Accurate activity measurements for 223Ra

Aim: 223Ra-dichloride is a calcium analogue that targets the hydroxyapatite in areas of increased bone turnover and has been shown to improve survival in patients with castration-resistant prostate cancer. It decays via 5 alpha emitting and 2 beta emitting radionuclides which delivers high linear energy transfer radiation, increasing the probability of cell kill whilst minimising the damage to healthy tissue. The widespread adoption of 223Ra necessitated the development and dissemination of traceable activity measurement standards to allow accurate patient administrations. The aim of this study was to generate calibration factors for accurate 223Ra activity measurements for a range of commercially available radionuclide calibrators.
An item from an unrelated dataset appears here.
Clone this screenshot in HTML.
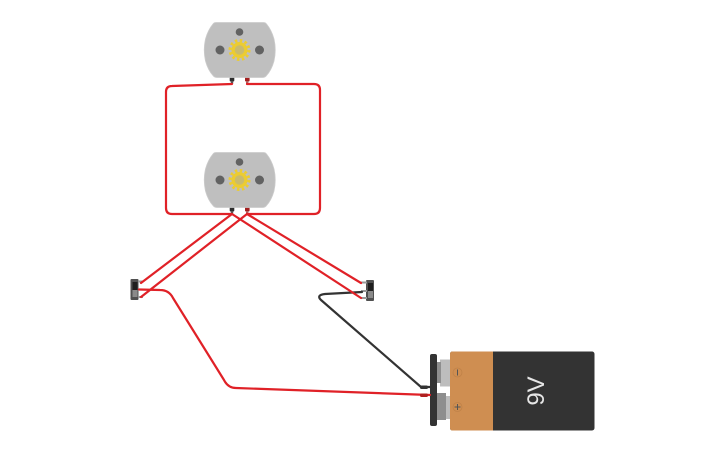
<!DOCTYPE html>
<html><head><meta charset="utf-8"><style>html,body{margin:0;padding:0;background:#fff}svg{display:block}</style></head>
<body>
<svg width="725" height="453" viewBox="0 0 725 453" xmlns="http://www.w3.org/2000/svg">
<defs>
<g id="motor">
  <rect x="229.700" y="76" width="4.600" height="5.500" rx="1" fill="#2e2e2e"/>
  <rect x="245" y="76" width="4.600" height="5.500" rx="1" fill="#a32020"/>
  <rect x="230.800" y="81" width="2.400" height="3" fill="#555"/>
  <rect x="246" y="81" width="2.400" height="3" fill="#b06060"/>
  <path d="M216,22.500 Q214,22.500 213,24 Q208,30 205.500,39 Q203,50 205.500,61 Q208,70 213,75.500 Q214.500,77.500 217,77.500 L262.500,77.500 Q265,77.500 266.500,75.500 Q271.500,70 274,61 Q276.500,50 274,39 Q271.500,30 266.500,24 Q265.500,22.500 263.500,22.500 Z" fill="#bfbfbf" stroke="#cbcbcb" stroke-width="0.800"/>
  <circle cx="239.500" cy="32" r="3.800" fill="#626262"/>
  <circle cx="220" cy="50" r="4.500" fill="#626262"/>
  <circle cx="259.500" cy="50" r="4.500" fill="#626262"/>
  <circle cx="239.500" cy="50" r="8" fill="#eccc30"/>
  <circle cx="239.500" cy="50" r="9.500" fill="none" stroke="#eccc30" stroke-width="3" stroke-dasharray="2.500 2.470"/>
  <circle cx="239.500" cy="50" r="4.800" fill="#c9bb6e"/>
</g>
<g id="sw">
  <rect x="0" y="0" width="8" height="21" rx="1" fill="#505050"/>
  <rect x="2" y="3" width="5" height="8" fill="#1e1e1e"/>
  <rect x="2" y="11" width="5" height="7" fill="#8a8a8a"/>
</g>
</defs>

<use href="#motor"/>
<use href="#motor" y="130"/>

<!-- left switch -->
<use href="#sw" x="130.500" y="279"/>
<rect x="138" y="280.500" width="5" height="2" fill="#999"/>
<rect x="138" y="288.500" width="5" height="2" fill="#999"/>
<rect x="138" y="296" width="5" height="2" fill="#999"/>
<!-- right switch -->
<use href="#sw" x="366" y="280"/>
<rect x="361" y="281.500" width="6" height="2" fill="#999"/>
<rect x="361" y="290" width="6" height="2" fill="#999"/>
<rect x="361" y="297" width="6" height="2" fill="#999"/>

<!-- battery -->
<rect x="440" y="359.500" width="11" height="27" fill="#bdbdbd"/>
<rect x="437" y="362" width="4" height="21" fill="#8e8e8e"/>
<rect x="445" y="396" width="6" height="23" fill="#bdbdbd"/>
<rect x="437" y="393" width="9" height="27" fill="#8e8e8e"/>
<rect x="430" y="354" width="7" height="72" rx="2" fill="#333"/>
<rect x="450" y="351.500" width="144.500" height="79" rx="2.500" fill="#333"/>
<path d="M452.500,351.500 H493 V430.500 H452.500 Q450,430.500 450,428 V354 Q450,351.500 452.500,351.500 Z" fill="#cf8e51"/>
<circle cx="457.500" cy="372.500" r="4.500" fill="none" stroke="#c08248" stroke-width="0.800"/>
<circle cx="457.500" cy="407" r="4.500" fill="none" stroke="#c08248" stroke-width="0.800"/>
<rect x="457" y="369.500" width="1" height="6" fill="#555"/>
<rect x="454.500" y="406.500" width="6" height="1" fill="#555"/>
<rect x="457" y="404" width="1" height="6" fill="#555"/>
<text transform="translate(544,391) rotate(-90)" text-anchor="middle" font-family="'Liberation Sans',sans-serif" font-size="24" fill="#e6e6e6">9V</text>

<!-- wires -->
<g fill="none" stroke-linecap="round" stroke-linejoin="round">
  <path d="M362,292 L325,294 Q316,295 321,300 L421,387 L430,387" stroke="#333" stroke-width="2.200"/>
  <g stroke="#e02127" stroke-width="2.200">
    <path d="M232,84 L172,86 Q166,86 166,92 L166,208 Q166,214 172,214 L232,214"/>
    <path d="M247,84 L314,84 Q320,84 320,90 L320,208 Q320,214 314,214 L247,214"/>
    <path d="M232,214 L141,283"/>
    <path d="M247,214 L141,297"/>
    <path d="M232,214 L361,298"/>
    <path d="M247,214 L361,283"/>
    <path d="M139,289.500 L160,290 Q169,290 173,298 L224,380 Q228,388 236,388 L430,395"/>
  </g>
</g>
<rect x="420" y="385.500" width="8" height="3.500" rx="1.500" fill="#333"/>
<rect x="420" y="393.500" width="8" height="3.500" rx="1.500" fill="#b02020"/>
</svg>
</body></html>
Materials and Methods: Two of NPL?s well-characterised secondary standard ionisation chambers (Fidelis and PA782) and two commercially available ionisation chamber systems (Capintec CRC-25R and an Atomlab-500) were used to determine the calibration factors required for accurate activity measurements. These instruments allow comparative measurements using devices commonly found in clinical sites. Standardised solutions of 223RaCl2 were measured in a range of clinically relevant geometries and volumes to determine dial settings or calibration factors along with correction factors for volume dependency. Results: Dial settings and calibrations factors for commonly used vials, syringes and ampoules at specific volumes are presented along with robust uncertainty estimates (dependent on the type of calibrator in use). The effect of volume in each geometry is also presented along with realistic correction factors that may be used in lieu of independent dial factors for each volume. Conclusion: Accurate measurements of 223Ra can be made in a clinical setting using commercially available detectors in a variety of geometries. This will ensure the correct prescribed activity is administered to patients and in turn will improve the accuracy of whole-body and tumour uptake and absorbed dose calculations.